Visit Guide to Heicheng Historic Site

Heicheng Historic Site is an ancient city ruin located in Inner Mongolia’s far western reaches. The site holds significant historical and cultural importance as a former thriving fortified city that served as a capital and important Silk Road trading centre for centuries. The ruins span a large area, covering 2.4 square kilometres, with remnants of fortifications, city walls, gates, palaces, residential areas, markets, temples and other structures.

Getting There

Heicheng is located in a remote spot – the nearest large city is Bayannur 700 kilometres away. The small town of Dalaihubu is about 20 kilometres to its north and serves as a gateway to the site, with buses and taxis available.

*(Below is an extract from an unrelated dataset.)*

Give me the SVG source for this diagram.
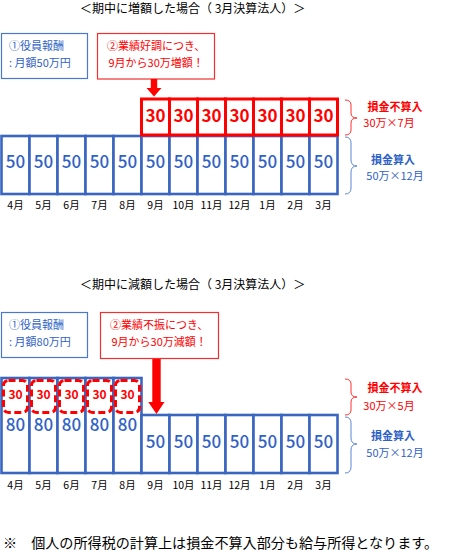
<svg xmlns="http://www.w3.org/2000/svg" width="455" height="552" viewBox="0 0 455 552">
<style>
text{font-family:"Noto Sans CJK JP","Liberation Sans",sans-serif;}
.title{font-size:12px;fill:#000;}
.bbox{fill:#fff;stroke:#4A78CC;stroke-width:1.2;}
.rbox{fill:#fff;stroke:#F23030;stroke-width:1.2;}
.bt{font-size:11px;fill:#2F62C6;}
.rt{font-size:11px;fill:#FF0000;}
.cell{fill:#fff;stroke:#3A66C0;stroke-width:2.6;}
.rcell{fill:#fff;stroke:#FF0000;stroke-width:3;}
.dash{fill:none;stroke:#FF0000;stroke-width:3;stroke-dasharray:7 3.5;}
.n50{font-size:17px;fill:#2F62C6;text-anchor:middle;font-weight:500;}
.n30{font-size:17px;fill:#FF0000;text-anchor:middle;font-weight:bold;}
.s30{font-size:12px;fill:#FF0000;text-anchor:middle;font-weight:bold;}
.mon{font-size:10.5px;fill:#000;text-anchor:middle;}
.lr{font-size:11px;fill:#FF0000;text-anchor:middle;}
.lb{font-size:11px;fill:#2F62C6;text-anchor:middle;}
.b{font-weight:bold;}
.br{fill:none;stroke:#FF3030;stroke-width:1;}
.bb{fill:none;stroke:#5A86D6;stroke-width:1;}
</style>

<!-- ===== Top section ===== -->
<g id="title-top"><text class="title" x="80" y="13">＜期中に増額した場合（ 3月決算法人）＞</text></g>

<g id="box1-top">
<rect class="bbox" x="1.5" y="33.5" width="86" height="45"/>
<text class="bt" x="9" y="50">①役員報酬</text>
<text class="bt" x="9" y="67">:  月額50万円</text>
</g>
<g id="box2-top">
<rect class="rbox" x="97.5" y="33.5" width="117" height="45.5"/>
<text class="rt" x="107" y="50">②業績好調につき、</text>
<text class="rt" x="108.5" y="67">9月から30万増額！</text>
</g>

<g id="connectors">
<polygon fill="#FF0000" points="150.8,79 157.2,79 157.2,88 161.5,88 154,96.5 146.5,88 150.8,88"/>
<polygon fill="#FF0000" points="152.3,358 160.7,358 160.7,402 164.5,402 156.5,414 148.3,402 152.3,402"/>
</g>

<g id="cells-top-blue">
<rect class="cell" x="1.5" y="136" width="28" height="58"/>
<rect class="cell" x="29.5" y="136" width="28" height="58"/>
<rect class="cell" x="57.5" y="136" width="28" height="58"/>
<rect class="cell" x="85.5" y="136" width="28" height="58"/>
<rect class="cell" x="113.5" y="136" width="28" height="58"/>
<rect class="cell" x="141.5" y="136" width="28" height="58"/>
<rect class="cell" x="169.5" y="136" width="28" height="58"/>
<rect class="cell" x="197.5" y="136" width="28" height="58"/>
<rect class="cell" x="225.5" y="136" width="28" height="58"/>
<rect class="cell" x="253.5" y="136" width="28" height="58"/>
<rect class="cell" x="281.5" y="136" width="28" height="58"/>
<rect class="cell" x="309.5" y="136" width="28" height="58"/>
<text class="n50" x="15.5" y="168">50</text>
<text class="n50" x="43.5" y="168">50</text>
<text class="n50" x="71.5" y="168">50</text>
<text class="n50" x="99.5" y="168">50</text>
<text class="n50" x="127.5" y="168">50</text>
<text class="n50" x="155.5" y="168">50</text>
<text class="n50" x="183.5" y="168">50</text>
<text class="n50" x="211.5" y="168">50</text>
<text class="n50" x="239.5" y="168">50</text>
<text class="n50" x="267.5" y="168">50</text>
<text class="n50" x="295.5" y="168">50</text>
<text class="n50" x="323.5" y="168">50</text>
</g>

<g id="cells-top-red">
<rect class="rcell" x="141.5" y="99" width="28" height="36"/>
<rect class="rcell" x="169.5" y="99" width="28" height="36"/>
<rect class="rcell" x="197.5" y="99" width="28" height="36"/>
<rect class="rcell" x="225.5" y="99" width="28" height="36"/>
<rect class="rcell" x="253.5" y="99" width="28" height="36"/>
<rect class="rcell" x="281.5" y="99" width="28" height="36"/>
<rect class="rcell" x="309.5" y="99" width="28" height="36"/>
<text class="n30" x="155.5" y="122">30</text>
<text class="n30" x="183.5" y="122">30</text>
<text class="n30" x="211.5" y="122">30</text>
<text class="n30" x="239.5" y="122">30</text>
<text class="n30" x="267.5" y="122">30</text>
<text class="n30" x="295.5" y="122">30</text>
<text class="n30" x="323.5" y="122">30</text>
</g>

<g id="months-top">
<text class="mon" x="15.5" y="209">4月</text>
<text class="mon" x="43.5" y="209">5月</text>
<text class="mon" x="71.5" y="209">6月</text>
<text class="mon" x="99.5" y="209">7月</text>
<text class="mon" x="127.5" y="209">8月</text>
<text class="mon" x="155.5" y="209">9月</text>
<text class="mon" x="183.5" y="209">10月</text>
<text class="mon" x="211.5" y="209">11月</text>
<text class="mon" x="239.5" y="209">12月</text>
<text class="mon" x="267.5" y="209">1月</text>
<text class="mon" x="295.5" y="209">2月</text>
<text class="mon" x="323.5" y="209">3月</text>
</g>

<g id="brace-top-red">
<path class="br" d="M345,100 Q351,100 351,105 L351,113 Q351,118 357,118 Q351,118 351,123 L351,130 Q351,135 345,135"/>
<text class="lr b" x="395" y="111">損金不算入</text>
<text class="lr" x="389" y="127">30万×7月</text>
</g>
<g id="brace-top-blue">
<path class="bb" d="M345,137 Q351,137 351,143 L351,160 Q351,166 357,166 Q351,166 351,172 L351,188 Q351,194 345,194"/>
<text class="lb b" x="393" y="164">損金算入</text>
<text class="lb" x="395" y="180">50万×12月</text>
</g>

<!-- ===== Bottom section ===== -->
<g id="title-bottom"><text class="title" x="80" y="289">＜期中に減額した場合（ 3月決算法人）＞</text></g>

<g id="box1-bottom">
<rect class="bbox" x="1.5" y="312.5" width="86" height="45"/>
<text class="bt" x="9" y="329">①役員報酬</text>
<text class="bt" x="9" y="346">:  月額80万円</text>
</g>
<g id="box2-bottom">
<rect class="rbox" x="100.5" y="312.5" width="118" height="46"/>
<text class="rt" x="110" y="329">②業績不振につき、</text>
<text class="rt" x="111.5" y="346">9月から30万減額！</text>
</g>

<g id="cells-bottom-left">
<rect class="cell" x="1.5" y="378" width="28" height="95"/>
<rect class="cell" x="29.5" y="378" width="28" height="95"/>
<rect class="cell" x="57.5" y="378" width="28" height="95"/>
<rect class="cell" x="85.5" y="378" width="28" height="95"/>
<rect class="cell" x="113.5" y="378" width="28" height="95"/>
<rect class="dash" x="3.5" y="380.5" width="24" height="32" rx="5"/>
<rect class="dash" x="31.5" y="380.5" width="24" height="32" rx="5"/>
<rect class="dash" x="59.5" y="380.5" width="24" height="32" rx="5"/>
<rect class="dash" x="87.5" y="380.5" width="24" height="32" rx="5"/>
<rect class="dash" x="115.5" y="380.5" width="24" height="32" rx="5"/>
<text class="s30" x="15.5" y="398.5">30</text>
<text class="s30" x="43.5" y="398.5">30</text>
<text class="s30" x="71.5" y="398.5">30</text>
<text class="s30" x="99.5" y="398.5">30</text>
<text class="s30" x="127.5" y="398.5">30</text>
<text class="n50" x="15.5" y="431">80</text>
<text class="n50" x="43.5" y="431">80</text>
<text class="n50" x="71.5" y="431">80</text>
<text class="n50" x="99.5" y="431">80</text>
<text class="n50" x="127.5" y="431">80</text>
</g>

<g id="cells-bottom-right">
<rect class="cell" x="141.5" y="415" width="28" height="58"/>
<rect class="cell" x="169.5" y="415" width="28" height="58"/>
<rect class="cell" x="197.5" y="415" width="28" height="58"/>
<rect class="cell" x="225.5" y="415" width="28" height="58"/>
<rect class="cell" x="253.5" y="415" width="28" height="58"/>
<rect class="cell" x="281.5" y="415" width="28" height="58"/>
<rect class="cell" x="309.5" y="415" width="28" height="58"/>
<text class="n50" x="155.5" y="448">50</text>
<text class="n50" x="183.5" y="448">50</text>
<text class="n50" x="211.5" y="448">50</text>
<text class="n50" x="239.5" y="448">50</text>
<text class="n50" x="267.5" y="448">50</text>
<text class="n50" x="295.5" y="448">50</text>
<text class="n50" x="323.5" y="448">50</text>
</g>

<g id="months-bottom">
<text class="mon" x="15.5" y="489">4月</text>
<text class="mon" x="43.5" y="489">5月</text>
<text class="mon" x="71.5" y="489">6月</text>
<text class="mon" x="99.5" y="489">7月</text>
<text class="mon" x="127.5" y="489">8月</text>
<text class="mon" x="155.5" y="489">9月</text>
<text class="mon" x="183.5" y="489">10月</text>
<text class="mon" x="211.5" y="489">11月</text>
<text class="mon" x="239.5" y="489">12月</text>
<text class="mon" x="267.5" y="489">1月</text>
<text class="mon" x="295.5" y="489">2月</text>
<text class="mon" x="323.5" y="489">3月</text>
</g>

<g id="brace-bottom-red">
<path class="br" d="M345,379 Q351,379 351,384 L351,392 Q351,397 357,397 Q351,397 351,402 L351,410 Q351,415 345,415"/>
<text class="lr b" x="395" y="392">損金不算入</text>
<text class="lr" x="389" y="410">30万×5月</text>
</g>
<g id="brace-bottom-blue">
<path class="bb" d="M345,417 Q351,417 351,423 L351,438 Q351,444 357,444 Q351,444 351,450 L351,467 Q351,473 345,473"/>
<text class="lb b" x="393" y="440">損金算入</text>
<text class="lb" x="395" y="457">50万×12月</text>
</g>

<g id="footer"><text x="3" y="548" style="font-size:14.1px;fill:#000;">※　個人の所得税の計算上は損金不算入部分も給与所得となります。</text></g>
</svg>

Heicheng’s heyday was during the Tang (618-907) and subsequent Liao (907-1125) dynasties. During the Tang dynasty, Heicheng was established as a strategic military stronghold and garrison for the Chinese empire’s northern borders.

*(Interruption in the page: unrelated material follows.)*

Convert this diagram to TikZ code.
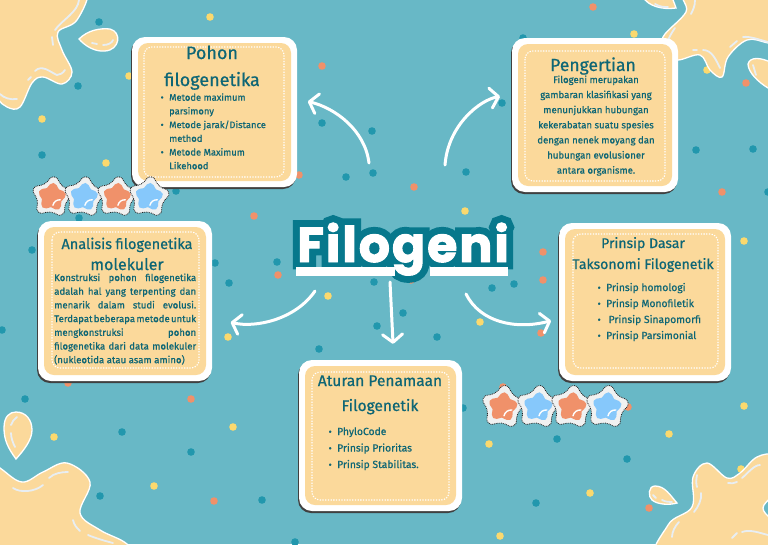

It was during the Liao dynasty that Heicheng experienced its most significant period of growth and influence. The Khitan people, led by the Yelü clan, established the Western Liao Empire with Heicheng as its capital – a flourishing centre of politics, economy and culture.

Pottery, coins, and cultural relics have been discovered that provide insights into the city’s role as a Silk Road hub and its part in facilitating economic and cultural interactions between different civilisations.